On the face of it, one would think that if she is in a bidding war with her husband for a tell-all memoir of the Clinton years, his contract should be worth about $20 million. If, after all, it is lurid details you want about Monica Lewinsky, the president, uh, was there and Mrs. Clinton wasn't.

Not that anyone can begrudge either of them the money, although some ethics watchdog groups are demanding that her contract be reviewed by the Senate Ethics Committee. The Clintons have an estimated $10 million in legal bills to pay off, as an offshoot of the Republicans' dogged effort to impeach, jail, or at least disgrace the Clintons, as well as a huge mortgage on their house in Chappaqua, N.Y., which reportedly is being sold at a profit. Mrs. Clinton was spotted looking at a huge mansion in Washington's fashionable Georgetown area for use whenever she is there on Senate business, which often is most of the year.

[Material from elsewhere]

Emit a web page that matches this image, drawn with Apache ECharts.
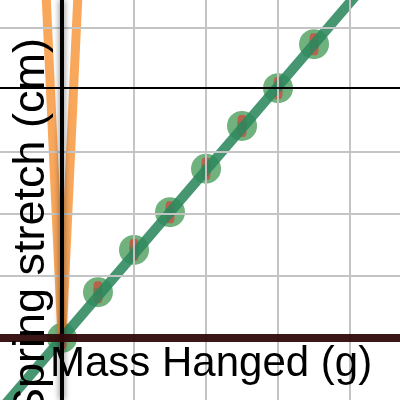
<!DOCTYPE html>
<html>
<head>
<meta charset="utf-8">
<script src="https://cdn.jsdelivr.net/npm/echarts@6/dist/echarts.min.js"></script>
<style>html,body{margin:0;padding:0;background:#fff}#main{width:400px;height:400px}</style>
</head>
<body>
<div id="main"></div>
<script>
var chart = echarts.init(document.getElementById('main'));

// data
var massX = [0, 0.5, 1, 1.5, 2, 2.5, 3, 3.5];
var stretchY = [0, 0.74, 1.42, 2.03, 2.73, 3.42, 4.03, 4.74];
var fitX = [-0.9, 4.1];
var fitY = [-1.22, 5.55];
var orangeLeftX = [0, -0.22];
var orangeRightX = [0, 0.22];
var orangeY = [0, 5.5];
var gridX = [1, 2, 3, 4];
var gridY = [1, 2, 3, 5];
var refLineY = 4.03;

function pairs(xs, ys) {
    return xs.map(function (x, i) { return [x, ys[i]]; });
}

var option = {
    animation: false,
    grid: { left: 0, right: 0, top: 0, bottom: 0 },
    xAxis: {
        type: 'value', min: -0.861, max: 4.694,
        axisLine: { show: false }, axisTick: { show: false },
        axisLabel: { show: false }, splitLine: { show: false }
    },
    yAxis: {
        type: 'value', min: -1.0, max: 5.452,
        axisLine: { show: false }, axisTick: { show: false },
        axisLabel: { show: false }, splitLine: { show: false }
    },
    series: [
        {
            // grid lines
            type: 'line', data: [], silent: true,
            markLine: {
                symbol: 'none', silent: true, label: { show: false },
                lineStyle: { color: '#c4c4c4', width: 2, type: 'solid' },
                data: gridX.map(function (v) { return { xAxis: v }; })
                    .concat(gridY.map(function (v) { return { yAxis: v }; }))
            }
        },
        {
            type: 'line', data: pairs(orangeLeftX, orangeY), showSymbol: false,
            lineStyle: { color: 'rgba(247,145,50,0.8)', width: 9 }
        },
        {
            type: 'line', data: pairs(orangeRightX, orangeY), showSymbol: false,
            lineStyle: { color: 'rgba(247,145,50,0.8)', width: 9 }
        },
        {
            // axes
            type: 'line', data: [], silent: true,
            markLine: {
                symbol: 'none', silent: true, label: { show: false },
                data: [
                    { xAxis: 0, lineStyle: { color: '#000', width: 4, type: 'solid', shadowColor: 'rgba(0,0,0,0.6)', shadowBlur: 6 } },
                    { yAxis: refLineY, lineStyle: { color: '#000', width: 2, type: 'solid' } },
                    { yAxis: 0, lineStyle: { color: 'rgba(50,10,10,0.95)', width: 8, type: 'solid' } }
                ]
            }
        },
        {
            type: 'line', data: pairs(fitX, fitY), showSymbol: false,
            lineStyle: { color: 'rgba(45,135,95,0.88)', width: 10 }
        },
        {
            type: 'scatter', data: pairs(massX, stretchY), symbolSize: 30,
            itemStyle: { color: 'rgba(45,140,65,0.85)' }
        },
        {
            type: 'scatter', data: pairs(massX, stretchY), symbol: 'roundRect', symbolSize: [9, 22],
            itemStyle: { color: 'rgba(205,75,65,0.95)' }
        },
        {
            type: 'scatter', data: pairs(massX, stretchY), symbol: 'rect', symbolSize: [9, 8],
            itemStyle: { color: 'rgba(60,130,80,0.55)' }
        }
    ],
    graphic: [
        {
            type: 'text', left: 50, top: 343, z: 100,
            style: { text: 'Mass Hanged (g)', font: '42px "Liberation Sans", Arial, sans-serif', fill: '#000' }
        },
        {
            type: 'text', x: 54, y: 228, rotation: Math.PI / 2, z: 100,
            style: { text: 'Spring stretch (cm)', font: '45px "Liberation Sans", Arial, sans-serif', fill: '#000',
                     align: 'center', verticalAlign: 'bottom' }
        }
    ]
};

chart.setOption(option);
</script>
</body>
</html>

Both Clintons need a place to live, and judging by the wind-chill factor that reportedly sometimes exists when the two are together, it is entirely possible that they may live in separate houses, whatever they do about their marital relationship.

Is there $8 million, $10 million, or $20 million worth of literary merit in the ghost-written memoirs of either of the First Couple? A publicist for Simon & Schuster said, “This personal perspective on our recent history promises to be one of the most remarkable books of our time.”

That may depend on just how detailed she wants to get.

We've got a hunch a whole lot of folks will be willing to buy Hillary's book. They've been waiting a long time to find out what she thinks about, well, a lot of things.